Sure, you know who Stan Lee is. You watch the Big Bang Theory (almost as religiously as I do) and can spot Stan’s cameo in every incarnation of a Marvel hero movie to hit the silver screen. Maybe you even know who Matt Murdock is.
If you also happen to know who Bill Everett was, then you’d have felt right at home at Baltimore Comic-Con.
Baltimore Comic-Con honors the heart of the comic book culture in a way that seems to be fading under the glare of the lights and mainstream media coverage at the larger “cons.” Which made it the perfect first con for our kids.
Watching my nine year old in the ballroom of the Baltimore Convention Center as he sat mesmerized, listening to Joel Hodgson recount the materials he used to build Tom Servo (a Leggs egg and a gumball machine, by the way) was priceless. The kid loves MST3K. Um, who doesn’t?
For this parent of daughters, the prodigious amount of Girl Power on display at this convention was reason enough to go back next year. From a fierce female Thor and her pal Miss America, to Marguerite Bennett, author of several story-lines in the DC Universe including: Batgirl, Lobo and Lois Lane, to the budding talent of Kate Allen who creates, writes and illustrates her own comics and graphic novels, the level of estrogen-laden awesome was immense and powerful.
Of course there were the typical conference staples: baubles, gadgets, gear, merch, on-site appraisals, and a phenomenal cosplay costume contest. Truly something for everyone – even things you never knew you wanted, but suddenly had to have!
Don’t get me wrong, I’m all for an event where I can cozy up to Patrick Stewart (make it so – yes, please) or Benedict CumberDragon, but the community that begot huge conventions of Nerdom – like International Comic-Con San Diego (which was still relatively easy to get tickets to when I went back in back in ’94) – began at the roots. With the art, the artists, the storytellers.
The expo hall was packed with artists from nearly every fandom you can name. Daughters one and two are major Whovians. You think you know Dr. Who…? Not like they do! Getting to meet and enjoy a photo op with Kelley Yates was an epic moment. Taking home one of his Dr. Who illustrations –signed– was their own personal nirvana. Maryland’s own Frank Cho (Mighty Avengers, Hulk – Marvel Comics) did an unbelievable demo in which he created a veritable masterpiece for the live audience. Seeing the passion in the artists and getting a glimpse of how they bring a world to life illuminated my children with the reality of possibility…and that was the meat of the experience. The rest was great, but garnish.
Meeting illustrators and creators of original graphic novels, artists who’ve expanded universes that began decades ago…to me, THIS is the living, breathing heart of any Comic-Con.

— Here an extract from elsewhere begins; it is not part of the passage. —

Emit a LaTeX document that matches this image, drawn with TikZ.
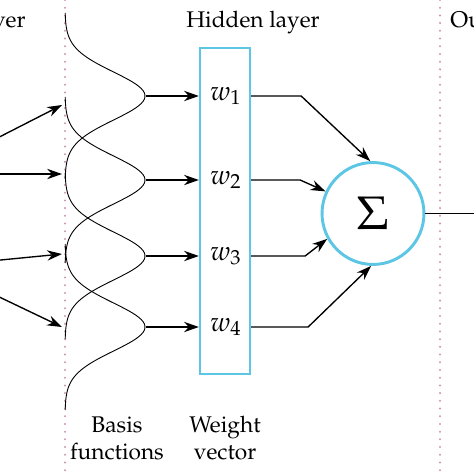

Keep the marquee names on the red carpet, let Bruckheimer promote his next movie on the talk-show circuit. Keep the “cons” about the artists, the creative cosplay of die hard fans, the amazing and world-changing creativity of the true nerds.
My advice? Plan your trip. Start designing your costume. Save your pennies for must have merch, sure…but know who created the fantasy world you like to visit. Follow the artists, and make a point to see them in action, in the flesh. Next year – go to Baltimore Comic-Con!